**THE TASK**. In the material below, find every line with "React" and pull it out.

**DATA SECTION**.

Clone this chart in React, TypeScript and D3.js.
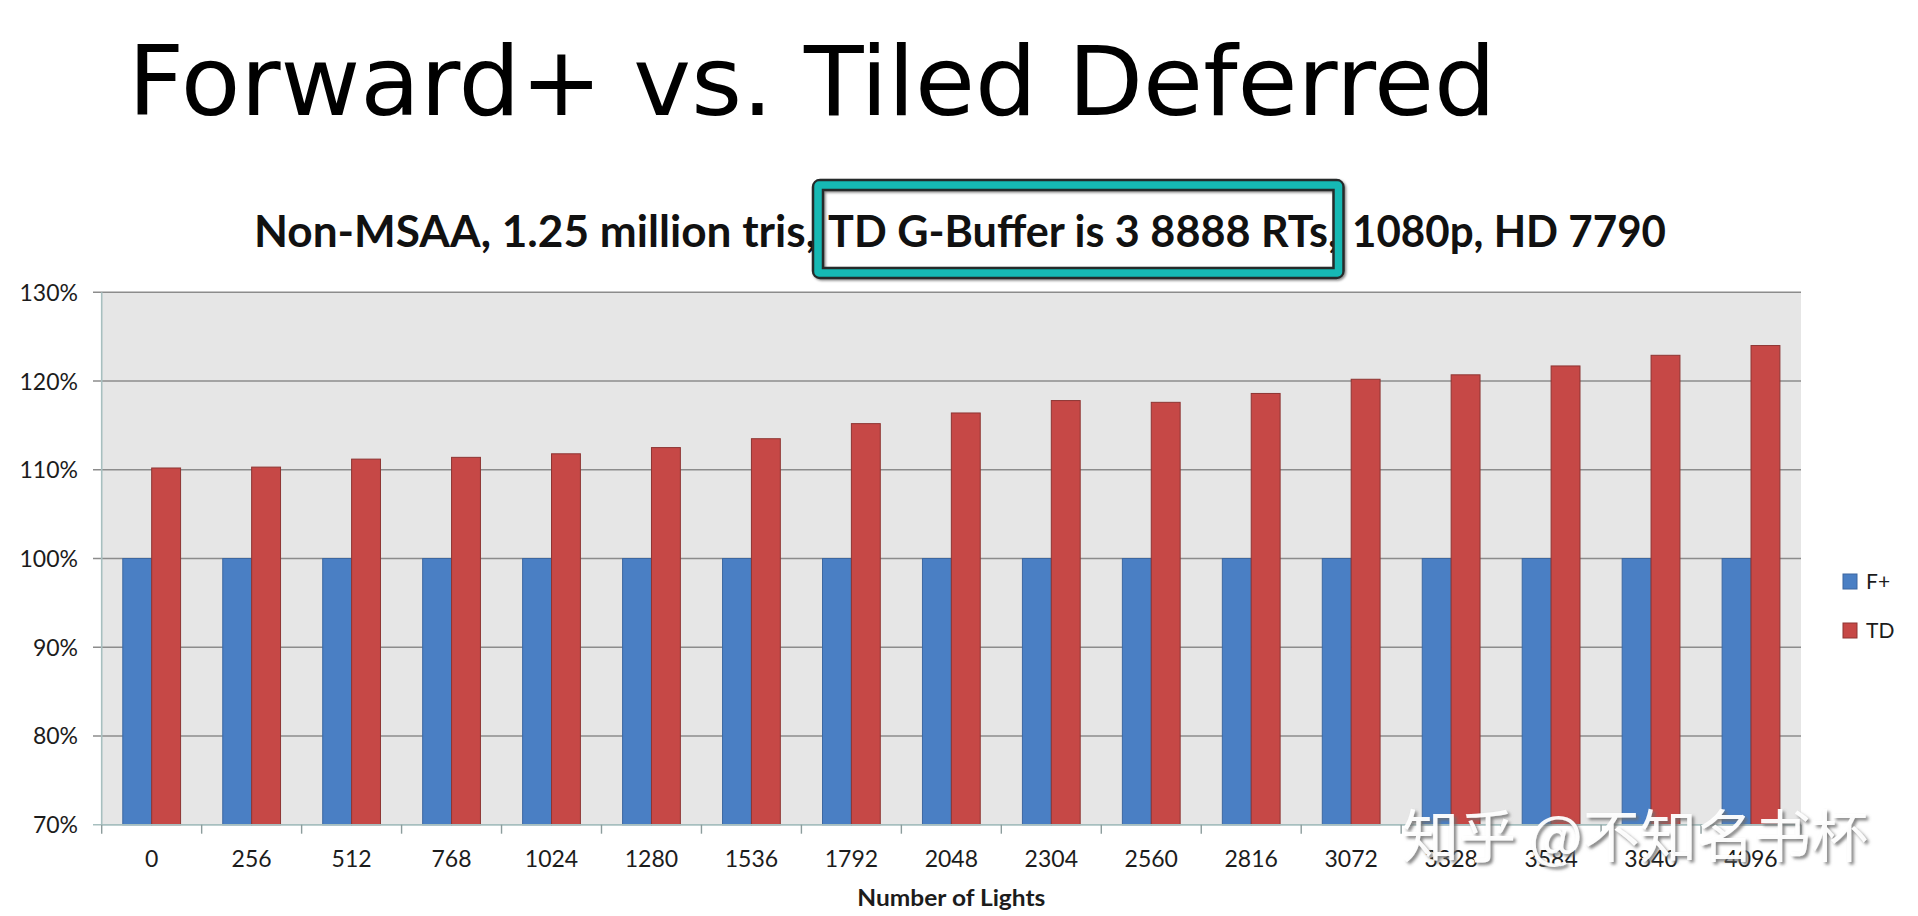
import React from "react";
import * as d3 from "d3";

// Number of lights per test case
const lightCounts: string[] = [
  "0", "256", "512", "768", "1024", "1280", "1536", "1792", "2048",
  "2304", "2560", "2816", "3072", "3328", "3584", "3840", "4096",
];

// Frame time relative to Forward+ (F+ is the 100% baseline)
const forwardPlus: number[] = [
  1.0, 1.0, 1.0, 1.0, 1.0, 1.0, 1.0, 1.0, 1.0,
  1.0, 1.0, 1.0, 1.0, 1.0, 1.0, 1.0, 1.0,
];
const tiledDeferred: number[] = [
  1.102, 1.103, 1.112, 1.114, 1.118, 1.125, 1.135, 1.152, 1.164,
  1.178, 1.176, 1.186, 1.202, 1.207, 1.217, 1.229, 1.240,
];

const seriesNames: string[] = ["F+", "TD"];
const yTicks: number[] = [0.7, 0.8, 0.9, 1.0, 1.1, 1.2, 1.3];

const W = 1918;
const H = 916;
const plot = { left: 101.7, right: 1801, top: 292.3, bottom: 824.7 };

const colors: Record<string, { fill: string; stroke: string }> = {
  "F+": { fill: "#4a7fc4", stroke: "#3d67a0" },
  TD: { fill: "#c64846", stroke: "#8e3533" },
};

const calibriLike = "Lato, 'Open Sans', 'Noto Sans', sans-serif";

export default function App() {
  const x = d3
    .scaleBand<string>()
    .domain(lightCounts)
    .range([plot.left, plot.right])
    .paddingInner(0)
    .paddingOuter(0);

  const xSub = d3
    .scaleBand<string>()
    .domain(seriesNames)
    .range([0, x.bandwidth()])
    .paddingInner(0)
    .paddingOuter(0.73);

  const y = d3.scaleLinear().domain([0.7, 1.3]).range([plot.bottom, plot.top]);

  const pctFmt = d3.format(".0%");

  const rows = lightCounts.map((c, i) => ({
    cat: c,
    values: [
      { key: "F+", v: forwardPlus[i] },
      { key: "TD", v: tiledDeferred[i] },
    ],
  }));

  const tickXs = lightCounts.map((c) => x(c) as number).concat([plot.right]);

  return (
    <svg
      width={W}
      height={H}
      viewBox={`0 0 ${W} ${H}`}
      style={{ position: "absolute", left: 0, top: 0, background: "#ffffff" }}
    >
      <defs>
        <filter id="boxShadow" x="-5%" y="-20%" width="110%" height="140%">
          <feDropShadow dx="1.5" dy="1.5" stdDeviation="1.2" floodColor="#000" floodOpacity="0.45" />
        </filter>
        <filter id="markShadow" x="-5%" y="-20%" width="110%" height="150%">
          <feDropShadow dx="2.5" dy="2.5" stdDeviation="1.5" floodColor="#6e6e6e" floodOpacity="0.9" />
        </filter>
      </defs>

      {/* Slide title */}
      <text
        x={128}
        y={114.5}
        fontFamily="'DejaVu Sans', Verdana, sans-serif"
        fontSize={97}
        fill="#000"
        textLength={1368}
        lengthAdjust="spacingAndGlyphs"
      >
        Forward+ vs. Tiled Deferred
      </text>

      {/* Chart subtitle */}
      <g fontFamily={calibriLike} fontWeight={700} fontSize={43} fill="#111">
        <text x={254} y={246.5} textLength={562} lengthAdjust="spacingAndGlyphs">
          Non-MSAA, 1.25 million tris,
        </text>
        <text x={828} y={246.5} textLength={510} lengthAdjust="spacingAndGlyphs">
          TD G-Buffer is 3 8888 RTs,
        </text>
        <text x={1352} y={246.5} textLength={314} lengthAdjust="spacingAndGlyphs">
          1080p, HD 7790
        </text>
      </g>

      {/* Highlight frame around the G-Buffer note */}
      <g filter="url(#boxShadow)">
        <rect x={818} y={185} width={520.5} height={88} rx={2} fill="none" stroke="#262a2a" strokeWidth={12.5} />
        <rect x={818} y={185} width={520.5} height={88} rx={1} fill="none" stroke="#12b9b4" strokeWidth={7.5} />
      </g>

      {/* Plot background */}
      <rect
        x={plot.left}
        y={plot.top}
        width={plot.right - plot.left}
        height={plot.bottom - plot.top}
        fill="#e6e6e6"
      />

      {/* Horizontal gridlines and y ticks */}
      {yTicks.map((t) => (
        <line
          key={`g${t}`}
          x1={93}
          x2={plot.right}
          y1={y(t)}
          y2={y(t)}
          stroke={t === 0.7 ? "#a7bfbf" : "#8c8c8c"}
          strokeWidth={1.6}
        />
      ))}

      {/* Bars */}
      {rows.map((r) => (
        <g key={r.cat} transform={`translate(${x(r.cat)},0)`}>
          {r.values.map((d) => (
            <rect
              key={d.key}
              x={xSub(d.key)}
              y={y(d.v)}
              width={xSub.bandwidth()}
              height={y(0.7) - y(d.v)}
              fill={colors[d.key].fill}
              stroke={colors[d.key].stroke}
              strokeWidth={1}
            />
          ))}
        </g>
      ))}

      {/* Axes lines */}
      <line x1={plot.left} x2={plot.left} y1={plot.top} y2={plot.bottom} stroke="#a7bfbf" strokeWidth={1.6} />
      <line x1={plot.left} x2={plot.right} y1={plot.bottom} y2={plot.bottom} stroke="#a7bfbf" strokeWidth={1.6} />
      {tickXs.map((tx, i) => (
        <line key={`xt${i}`} x1={tx} x2={tx} y1={plot.bottom} y2={plot.bottom + 9} stroke="#8c9c9c" strokeWidth={1.4} />
      ))}

      {/* Y tick labels */}
      <g fontFamily={calibriLike} fontSize={23} fill="#1c1c1c" textAnchor="end">
        {yTicks.map((t) => (
          <text key={`yl${t}`} x={78} y={y(t) + 8.5}>
            {pctFmt(t)}
          </text>
        ))}
      </g>

      {/* X tick labels */}
      <g fontFamily={calibriLike} fontSize={23} fill="#1c1c1c" textAnchor="middle">
        {lightCounts.map((c) => (
          <text key={`xl${c}`} x={(x(c) as number) + x.bandwidth() / 2} y={866.5}>
            {c}
          </text>
        ))}
      </g>

      {/* X axis title */}
      <text
        x={(plot.left + plot.right) / 2}
        y={906}
        fontFamily={calibriLike}
        fontWeight={700}
        fontSize={22}
        fill="#1c1c1c"
        textAnchor="middle"
        textLength={188}
        lengthAdjust="spacingAndGlyphs"
      >
        Number of Lights
      </text>

      {/* Legend */}
      <g fontFamily={calibriLike} fontSize={21} fill="#1c1c1c">
        {seriesNames.map((s, i) => (
          <g key={s} transform={`translate(1843,${574 + i * 49})`}>
            <rect x={0} y={0} width={14} height={15} fill={colors[s].fill} stroke={colors[s].stroke} strokeWidth={1} />
            <text x={23} y={15}>
              {s}
            </text>
          </g>
        ))}
      </g>

      {/* Site watermark */}
      <text
        x={1402}
        y={857}
        fontFamily="'Noto Sans CJK SC', sans-serif"
        fontSize={57}
        fill="#ffffff"
        fillOpacity={0.95}
        filter="url(#markShadow)"
        textLength={466}
        lengthAdjust="spacingAndGlyphs"
      >
        知乎 @不知名书杯
      </text>
    </svg>
  );
}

**REPLY**.
Clone this chart in React, TypeScript and D3.js.
import React from "react";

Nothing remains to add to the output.